Trump goes on trial: 5 key questions about how it could affect his campaign

Polls show there are major risks if Trump is convicted. He denies wrongdoing.

April 15, 2024, 10:37 AM

Donald Trump on Monday became the first former president ever to stand trial for alleged criminal wrongdoing -- a historic moment that raises key questions for his 2024 campaign for the White House.

Trump denies wrongdoing in the case, out of New York, which centers around hush money paid to adult film actress Stormy Daniels during his 2016 presidential bid, in order to stop Daniels from going public about what she claimed was an affair with him, which he denies.

According to Manhattan District Attorney Alvin Bragg, Trump allegedly engaged in a scheme with his then-lawyer Michael Cohen and others to influence the 2016 election by suppressing negative information about him.

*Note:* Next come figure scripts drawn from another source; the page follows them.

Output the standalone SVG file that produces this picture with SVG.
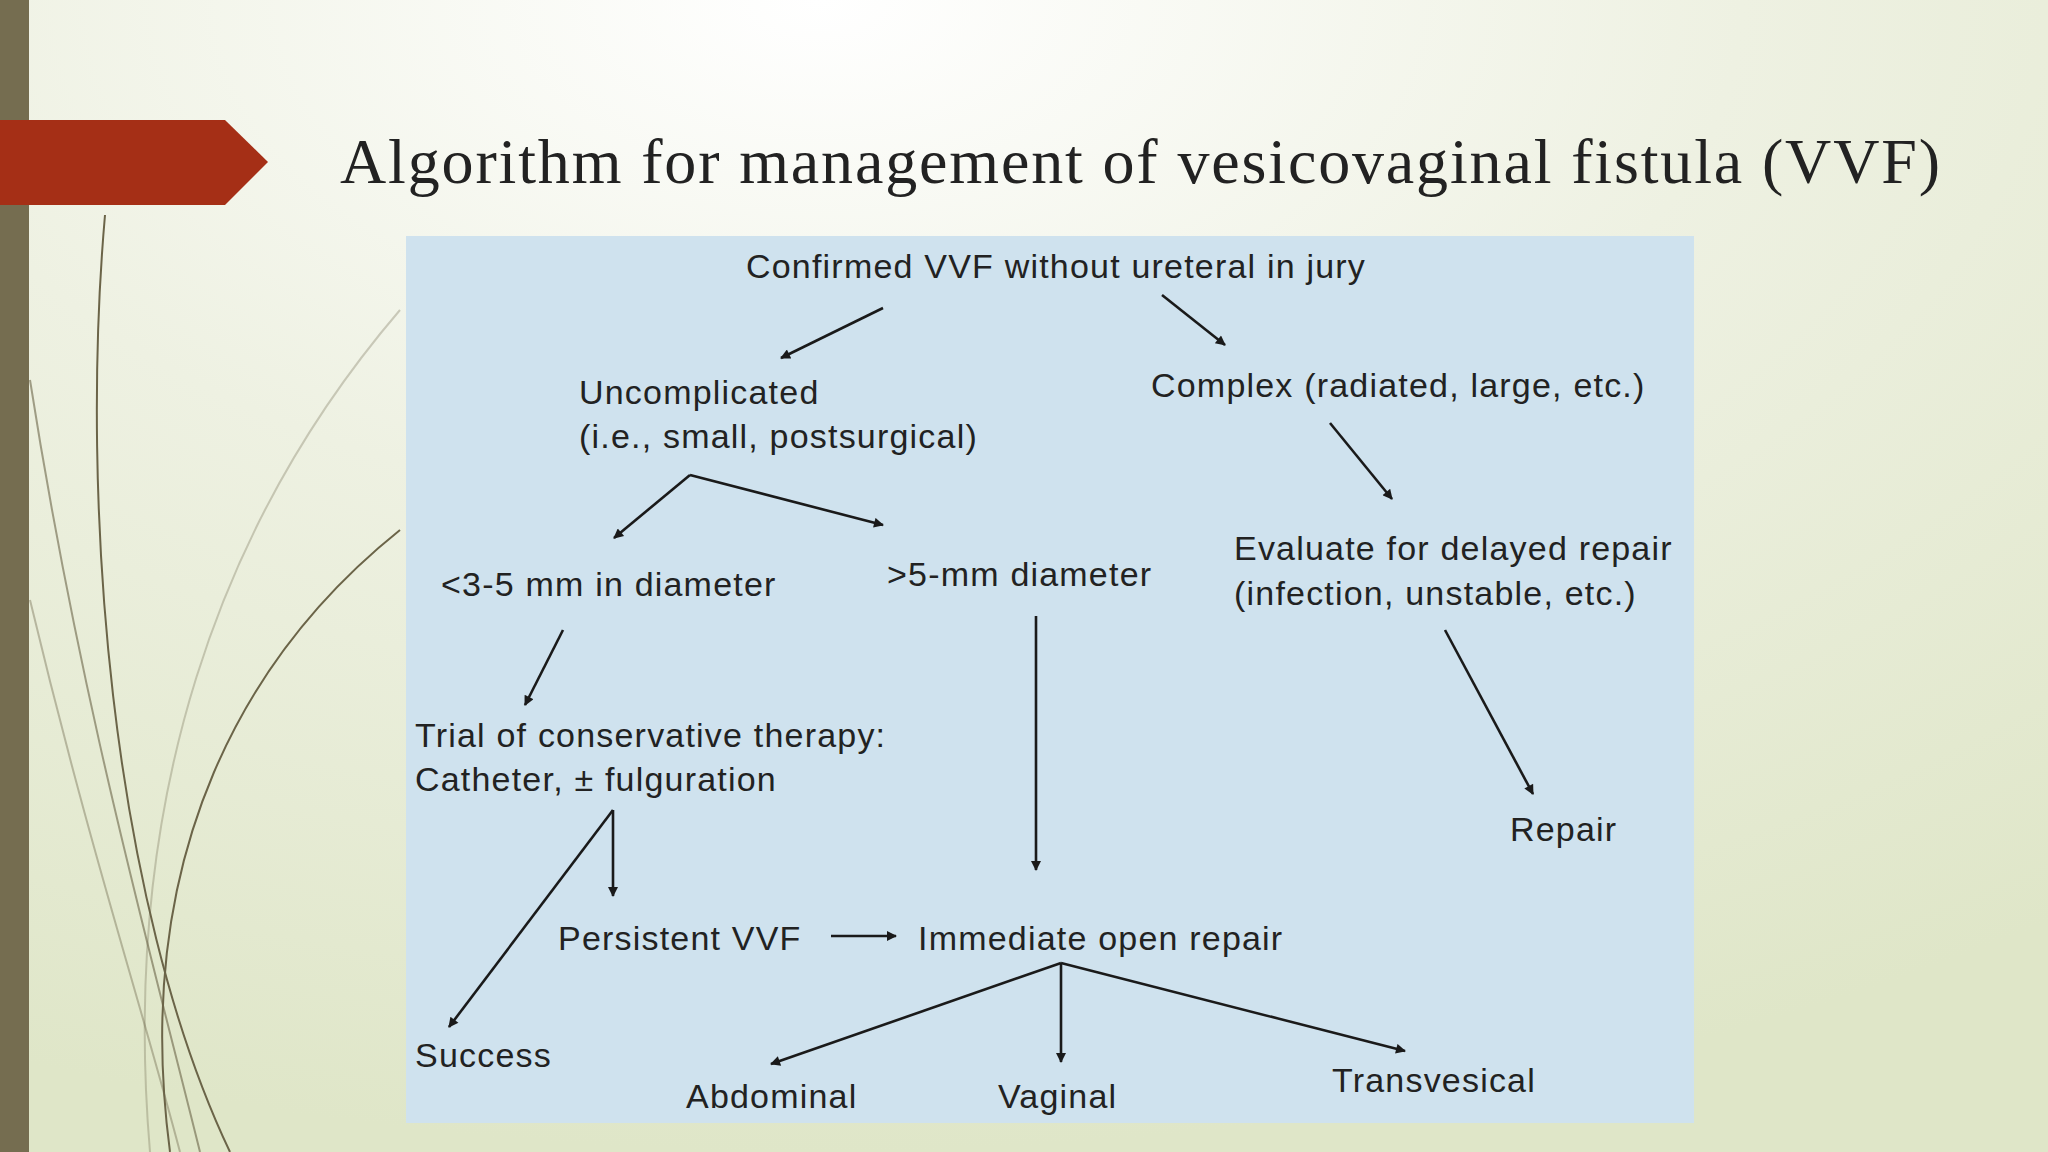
<svg xmlns="http://www.w3.org/2000/svg" width="2048" height="1152" viewBox="0 0 2048 1152">
<defs>
<radialGradient id="bg" cx="0.4" cy="0" r="1">
<stop offset="0" stop-color="#ffffff"/>
<stop offset="0.45" stop-color="#eef1e2"/>
<stop offset="1" stop-color="#dfe6c8"/>
</radialGradient>
<marker id="ah" viewBox="0 0 10 10" refX="9" refY="5" markerWidth="12" markerHeight="10" orient="auto" markerUnits="userSpaceOnUse">
<path d="M0,0 L10,5 L0,10 z" fill="#1a1a1a"/>
</marker>
<style>
.t{font-family:"Liberation Sans",Arial,sans-serif;font-size:34px;letter-spacing:1.2px;fill:#222}
.c line{stroke:#1a1a1a;stroke-width:2.6;marker-end:url(#ah)}
.d{fill:none;stroke:#6b6448;stroke-width:2}
</style>
</defs>
<rect width="2048" height="1152" fill="url(#bg)"/>
<g id="decor">
<path class="d" d="M105,215 C80,500 110,900 230,1152"/>
<path class="d" d="M30,380 C80,700 150,950 200,1152" opacity="0.6"/>
<path class="d" d="M400,530 C250,650 130,850 170,1152"/>
<path class="d" d="M400,310 C220,520 120,800 150,1152" opacity="0.3"/>
<path class="d" d="M30,600 C90,850 140,1000 180,1152" opacity="0.4"/>
</g>
<rect x="0" y="0" width="29" height="1152" fill="#756d50"/>
<path d="M0,120 L225,120 L268,162 L225,205 L0,205 z" fill="#a52f16"/>
<text x="340" y="183" font-family="Liberation Serif,Times New Roman,serif" font-size="64" fill="#222" textLength="1600">Algorithm for management of vesicovaginal fistula (VVF)</text>
<rect id="panel" x="406" y="236" width="1288" height="887" fill="#cfe2ee"/>
<g id="nodes">
<g id="n1"><text class="t" x="746" y="278">Confirmed VVF without ureteral in jury</text></g>
<g id="n2"><text class="t" x="579" y="404">Uncomplicated</text><text class="t" x="579" y="448">(i.e., small, postsurgical)</text></g>
<g id="n3"><text class="t" x="1151" y="397">Complex (radiated, large, etc.)</text></g>
<g id="n4"><text class="t" x="441" y="596">&lt;3-5 mm in diameter</text></g>
<g id="n5"><text class="t" x="887" y="586">&gt;5-mm diameter</text></g>
<g id="n6"><text class="t" x="1234" y="560">Evaluate for delayed repair</text><text class="t" x="1234" y="605">(infection, unstable, etc.)</text></g>
<g id="n7"><text class="t" x="415" y="747">Trial of conservative therapy:</text><text class="t" x="415" y="791">Catheter, ± fulguration</text></g>
<g id="n8"><text class="t" x="1510" y="841">Repair</text></g>
<g id="n9"><text class="t" x="558" y="950">Persistent VVF</text></g>
<g id="n10"><text class="t" x="918" y="950">Immediate open repair</text></g>
<g id="n11"><text class="t" x="415" y="1067">Success</text></g>
<g id="n12"><text class="t" x="686" y="1108">Abdominal</text></g>
<g id="n13"><text class="t" x="998" y="1108">Vaginal</text></g>
<g id="n14"><text class="t" x="1332" y="1092">Transvesical</text></g>
</g>
<g id="connectors" class="c">
<line x1="883" y1="308" x2="781" y2="358"/>
<line x1="1162" y1="295" x2="1225" y2="345"/>
<line x1="690" y1="475" x2="614" y2="538"/>
<line x1="690" y1="475" x2="883" y2="525"/>
<line x1="1330" y1="423" x2="1392" y2="499"/>
<line x1="563" y1="630" x2="525" y2="705"/>
<line x1="1036" y1="616" x2="1036" y2="870"/>
<line x1="1445" y1="630" x2="1533" y2="794"/>
<line x1="613" y1="810" x2="613" y2="896"/>
<line x1="613" y1="810" x2="449" y2="1027"/>
<line x1="831" y1="936" x2="896" y2="936"/>
<line x1="1061" y1="963" x2="771" y2="1064"/>
<line x1="1061" y1="963" x2="1061" y2="1062"/>
<line x1="1061" y1="963" x2="1405" y2="1051"/>
</g>
</svg>
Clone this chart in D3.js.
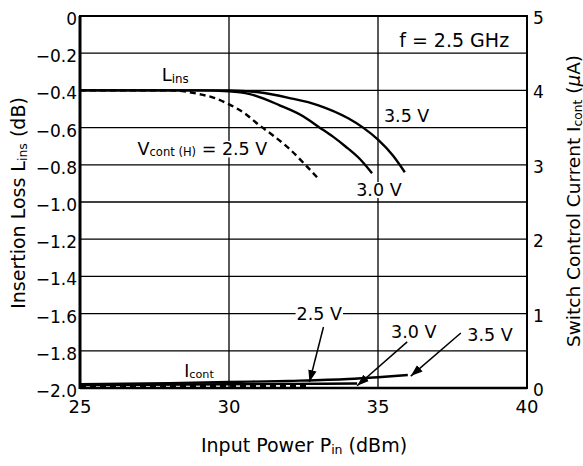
<!DOCTYPE html>
<html>
<head>
<meta charset="utf-8">
<script src="https://cdn.jsdelivr.net/npm/d3@7"></script>
<style>
  body { margin: 0; background: #fff; }
  text { font-family: "DejaVu Sans", Verdana, sans-serif; fill: #000; }
</style>
</head>
<body>
<svg id="chart" width="583" height="466"></svg>
<script>
// insertion loss vs input power, one array per control voltage
const pin25 = [25, 28, 28.5, 29, 29.5, 30, 30.5, 31, 31.5, 32, 32.5, 33];
const lins25 = [-0.40, -0.40, -0.405, -0.42, -0.44, -0.475, -0.52, -0.585, -0.645, -0.71, -0.79, -0.875];
const pin30 = [25, 29, 30, 30.7, 31.7, 32.5, 33, 33.5, 33.9, 34.4, 34.8];
const lins30 = [-0.40, -0.40, -0.405, -0.42, -0.48, -0.54, -0.595, -0.65, -0.70, -0.77, -0.845];
const pin35 = [25, 30, 31, 32, 33, 34, 34.5, 35, 35.5, 35.9];
const lins35 = [-0.40, -0.40, -0.41, -0.44, -0.48, -0.55, -0.60, -0.665, -0.75, -0.84];

// switch control current (uA)
const ipin25 = [25, 30, 32.7];
const icont25 = [0.02, 0.025, 0.03];
const ipin30 = [25, 30, 32, 34.3];
const icont30 = [0.04, 0.05, 0.055, 0.06];
const ipin35 = [25, 28, 30, 32, 34, 35, 36];
const icont35 = [0.05, 0.065, 0.08, 0.095, 0.12, 0.145, 0.175];

const xTicks = [25, 30, 35, 40];
const yTicks = [0, -0.2, -0.4, -0.6, -0.8, -1.0, -1.2, -1.4, -1.6, -1.8, -2.0];
const rTicks = [0, 1, 2, 3, 4, 5];

// current annotations: label, label pos, arrow start, arrow tip (data units)
const iNotes = [
  { label: "2.5 V", at: [33.03, 0.91], from: [33.17, 0.82], to: [32.7, 0.08] },
  { label: "3.0 V", at: [36.2, 0.67], from: [35.98, 0.62], to: [34.3, 0.03] },
  { label: "3.5 V", at: [38.76, 0.63], from: [37.78, 0.74], to: [36.1, 0.16] }
];

const svg = d3.select("#chart");
const pL = 80, pT = 16, pR = 527, pB = 388;

const x = d3.scaleLinear().domain([25, 40]).range([pL, pR]);
const y = d3.scaleLinear().domain([-2, 0]).range([pB, pT]);
const yR = d3.scaleLinear().domain([0, 5]).range([pB, pT]);

svg.append("defs").append("marker")
    .attr("id", "arrow")
    .attr("viewBox", "0 0 10 10")
    .attr("refX", 10).attr("refY", 5)
    .attr("markerWidth", 12).attr("markerHeight", 12)
    .attr("markerUnits", "userSpaceOnUse")
    .attr("orient", "auto")
  .append("path")
    .attr("d", "M0,1.5 L10,5 L0,8.5 Z")
    .attr("fill", "#000");

// grid
svg.append("g").selectAll("line").data(yTicks.slice(1, -1)).join("line")
    .attr("x1", pL).attr("x2", pR)
    .attr("y1", d => y(d)).attr("y2", d => y(d))
    .attr("stroke", "#000").attr("stroke-width", 1.3);
svg.append("g").selectAll("line").data(xTicks.slice(1, -1)).join("line")
    .attr("x1", d => x(d)).attr("x2", d => x(d))
    .attr("y1", pT).attr("y2", pB)
    .attr("stroke", "#000").attr("stroke-width", 1.3);

// frame
svg.append("rect")
    .attr("x", pL).attr("y", pT)
    .attr("width", pR - pL).attr("height", pB - pT)
    .attr("fill", "none").attr("stroke", "#000").attr("stroke-width", 2);
svg.append("line").attr("x1", pL).attr("x2", pL).attr("y1", pT).attr("y2", pB + 1)
    .attr("stroke", "#000").attr("stroke-width", 3);
svg.append("line").attr("x1", pL).attr("x2", pR).attr("y1", pB).attr("y2", pB)
    .attr("stroke", "#000").attr("stroke-width", 2.5);

// tick labels
svg.append("g").selectAll("text").data(yTicks).join("text")
    .attr("x", pL - 3).attr("y", d => y(d) + 9)
    .attr("text-anchor", "end").attr("font-size", 17)
    .text(d => d === 0 ? "0" : d3.format(".1f")(d).replace("-", "\u2212"));
svg.append("g").selectAll("text").data(xTicks).join("text")
    .attr("x", d => x(d)).attr("y", 413)
    .attr("text-anchor", "middle").attr("font-size", 18)
    .text(d => d);
svg.append("g").selectAll("text").data(rTicks).join("text")
    .attr("x", pR + 6).attr("y", d => yR(d) + 8)
    .attr("font-size", 17)
    .text(d => d);

// helper for text with subscript
function label(sel, parts, size) {
  parts.forEach(p => {
    const t = sel.append("tspan").text(p[0]);
    if (p[1]) t.attr("font-size", size * 0.66).attr("dy", 1.5);
    else if (p[2]) t.attr("font-size", size).attr("dy", -1.5);
  });
}

// axis titles
const yt = svg.append("text")
    .attr("transform", `translate(25,203) rotate(-90)`)
    .attr("text-anchor", "middle").attr("font-size", 19);
label(yt, [["Insertion Loss  L"], ["ins", true], [" (dB)", false, true]], 19);

const rt = svg.append("text")
    .attr("transform", `translate(580,201) rotate(-90)`)
    .attr("text-anchor", "middle").attr("font-size", 18.5);
label(rt, [["Switch Control Current  I"], ["cont", true], [" (", false, true]], 18.5);
rt.append("tspan").attr("font-style", "italic").text("\u03bc");
rt.append("tspan").text("A)");

const xt = svg.append("text")
    .attr("x", 304).attr("y", 452)
    .attr("text-anchor", "middle").attr("font-size", 19);
label(xt, [["Input Power  P"], ["in", true], [" (dBm)", false, true]], 19);

// curves
const line = d3.line().x(d => x(d[0])).y(d => y(d[1])).curve(d3.curveMonotoneX);
const lineI = d3.line().x(d => x(d[0])).y(d => yR(d[1])).curve(d3.curveMonotoneX);

const lossSeries = [
  { p: pin25, v: lins25, dash: "6,4" },
  { p: pin30, v: lins30, dash: null },
  { p: pin35, v: lins35, dash: null }
];
lossSeries.forEach(s => {
  svg.append("path")
      .attr("d", line(d3.zip(s.p, s.v)))
      .attr("fill", "none").attr("stroke", "#000").attr("stroke-width", 2.4)
      .attr("stroke-dasharray", s.dash);
});

const curSeries = [
  { p: ipin25, v: icont25, dash: "6,4" },
  { p: ipin30, v: icont30, dash: null },
  { p: ipin35, v: icont35, dash: null }
];
curSeries.forEach(s => {
  svg.append("path")
      .attr("d", lineI(d3.zip(s.p, s.v)))
      .attr("fill", "none").attr("stroke", "#000").attr("stroke-width", 2.4)
      .attr("stroke-dasharray", s.dash);
});

// text labels with white backing so the grid breaks around them
function note(px, py, parts, size, anchor) {
  const g = svg.append("g");
  const t = g.append("text").attr("x", px).attr("y", py)
      .attr("font-size", size).attr("text-anchor", anchor || "start");
  label(t, parts, size);
  const b = t.node().getBBox();
  g.insert("rect", "text")
      .attr("x", b.x - 1).attr("y", b.y + 2)
      .attr("width", b.width + 2).attr("height", b.height - 4)
      .attr("fill", "#fff");
  return g;
}

note(x(39.4), y(-0.167), [["f = 2.5 GHz"]], 19, "end");
note(x(27.74), y(-0.35), [["L"], ["ins", true]], 18);
note(x(26.93), y(-0.747), [["V"], ["cont (H)", true], [" = 2.5 V", false, true]], 17.5);
note(x(35.2), y(-0.568), [["3.5 V"]], 17.5);
note(x(34.27), y(-0.968), [["3.0 V"]], 17.5);
note(x(28.5), y(-1.94), [["I"], ["cont", true]], 17);

iNotes.forEach(n => {
  svg.append("line")
      .attr("x1", x(n.from[0])).attr("y1", yR(n.from[1]))
      .attr("x2", x(n.to[0])).attr("y2", yR(n.to[1]))
      .attr("stroke", "#000").attr("stroke-width", 1.5)
      .attr("marker-end", "url(#arrow)");
  note(x(n.at[0]), yR(n.at[1]), [[n.label]], 17.5, "middle");
});
</script>
</body>
</html>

Trump is accused of 34 counts of falsifying business records in the first degree.

The case is one of four indictments that Trump faces and is the first to go to trial, putting his legal problems directly before jurors -- and the public.

He has pleaded not guilty in each case and has maintained his competitiveness in the general election: Early national polls show him narrowly ahead or narrowly behind his successor, President Joe Biden.

But the trial could create major political consequences for Trump. Here are five key campaign questions as he heads to court.

How much would a conviction sway voters?

Strategists on both sides of the aisle have forecast that Trump's current legal limbo -- charged but not yet on trial, repeatedly denying the evidence and accusations laid out against him by prosecutors -- won't, on its own, doom his chances of winning back the White House.

Polling appears to bear that out. For example, a New York Times/Siena College survey released on Saturday found that 54% of registered voters said they believed Trump had committed "serious federal crimes," but only 26% said they were paying a lot of attention to the former president's legal struggles.

And while 46% of registered voters in the poll said Trump should be convicted in the New York case, Trump still held a 1-point lead over Biden overall in the survey, 46-45%.

But polls have also indicated that a conviction could be a game-changer for the former president.

PHOTO: Former President Donald Trump walks outside the courtroom on the day of a court hearing on charges of falsifying business records to cover up a hush money payment to a porn star before the 2016 election, New York City, Feb. 15, 2024.
Former President Donald Trump walks outside the courtroom on the day of a court hearing on charges of falsifying business records to cover up a hush money payment to a porn star before the 2016 election, New York City, Feb. 15, 2024.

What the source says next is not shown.